* BEGIN *
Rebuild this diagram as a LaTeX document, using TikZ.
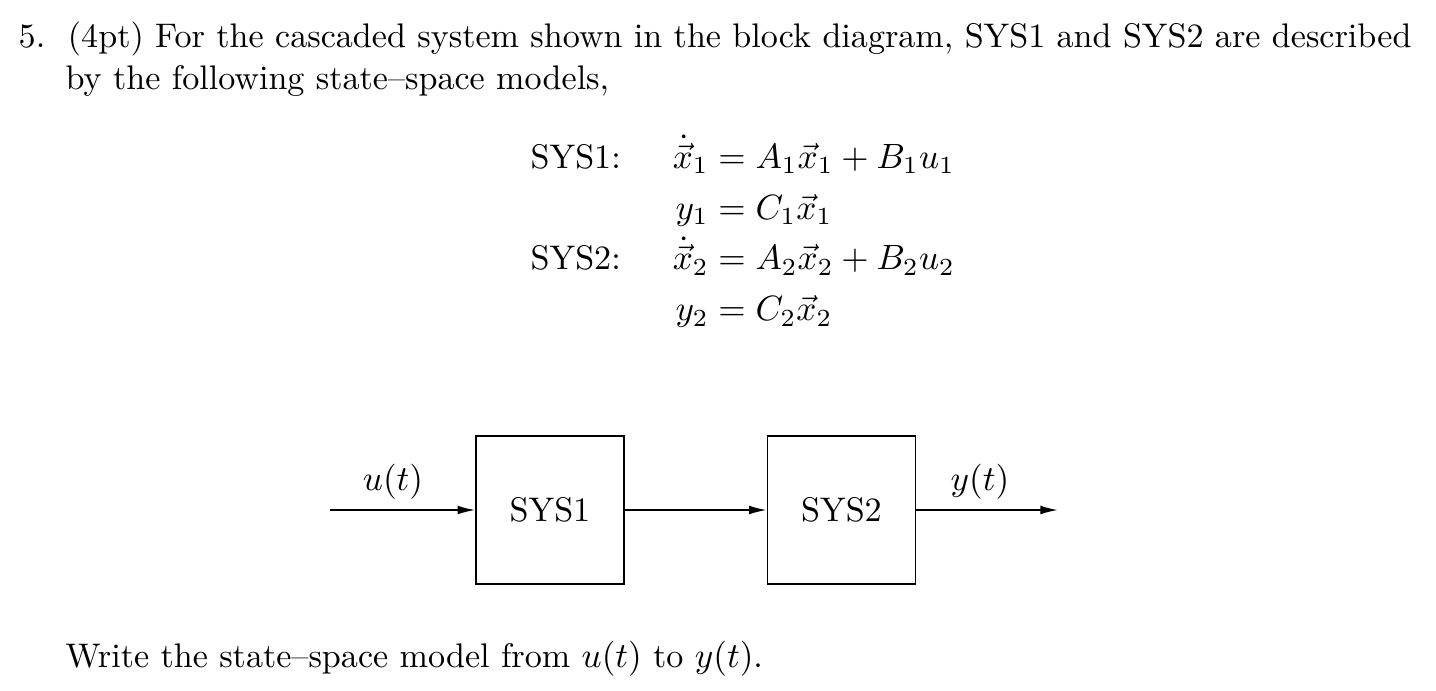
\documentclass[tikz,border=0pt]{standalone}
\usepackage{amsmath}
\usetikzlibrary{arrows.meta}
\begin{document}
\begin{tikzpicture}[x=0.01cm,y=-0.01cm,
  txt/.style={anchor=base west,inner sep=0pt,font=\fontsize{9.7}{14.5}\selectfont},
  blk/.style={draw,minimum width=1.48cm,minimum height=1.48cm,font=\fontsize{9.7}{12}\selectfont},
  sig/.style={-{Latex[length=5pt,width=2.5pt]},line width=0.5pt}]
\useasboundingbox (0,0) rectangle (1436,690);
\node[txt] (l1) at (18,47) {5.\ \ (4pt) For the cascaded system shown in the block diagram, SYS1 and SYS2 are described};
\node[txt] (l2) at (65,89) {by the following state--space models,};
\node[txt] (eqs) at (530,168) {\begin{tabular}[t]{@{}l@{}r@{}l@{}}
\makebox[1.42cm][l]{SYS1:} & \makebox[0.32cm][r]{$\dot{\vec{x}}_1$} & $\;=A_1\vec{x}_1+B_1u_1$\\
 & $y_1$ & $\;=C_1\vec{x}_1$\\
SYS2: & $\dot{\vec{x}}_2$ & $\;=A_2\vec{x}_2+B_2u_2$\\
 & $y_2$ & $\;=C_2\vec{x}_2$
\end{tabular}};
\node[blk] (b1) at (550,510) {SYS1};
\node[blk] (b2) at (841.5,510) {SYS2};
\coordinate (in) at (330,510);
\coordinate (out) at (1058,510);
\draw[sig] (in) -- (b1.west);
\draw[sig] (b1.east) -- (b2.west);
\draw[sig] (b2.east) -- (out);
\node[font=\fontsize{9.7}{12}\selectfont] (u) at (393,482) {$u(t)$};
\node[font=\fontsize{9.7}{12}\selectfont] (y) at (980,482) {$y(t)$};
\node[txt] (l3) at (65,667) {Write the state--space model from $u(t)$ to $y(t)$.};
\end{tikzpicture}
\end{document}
* END *
* BEGIN *
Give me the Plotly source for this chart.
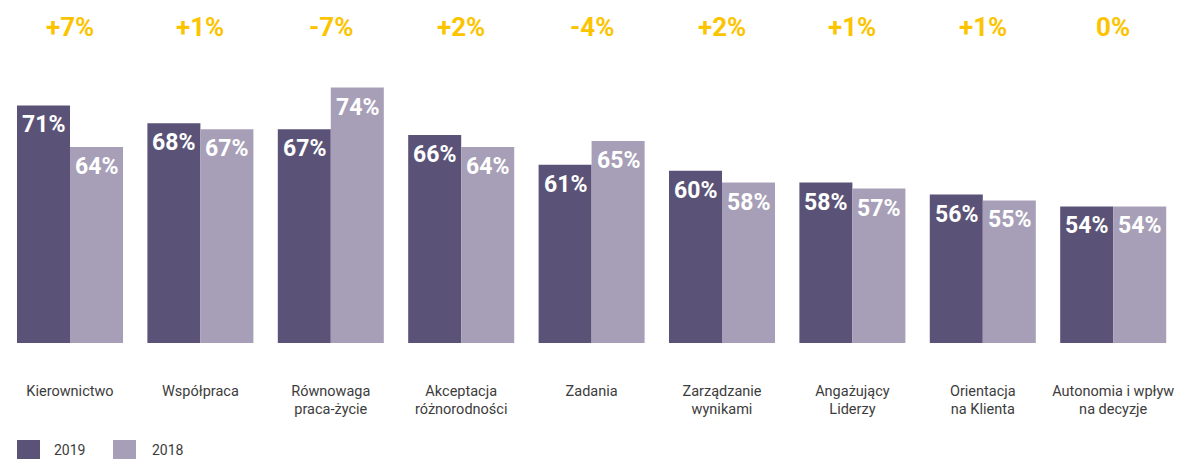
* END *
> [EXERCISE] For the listing above, give the number of lines in which the string "diagram" occurs, and nothing else.

> [RESPONSE TO THE EXERCISE] 2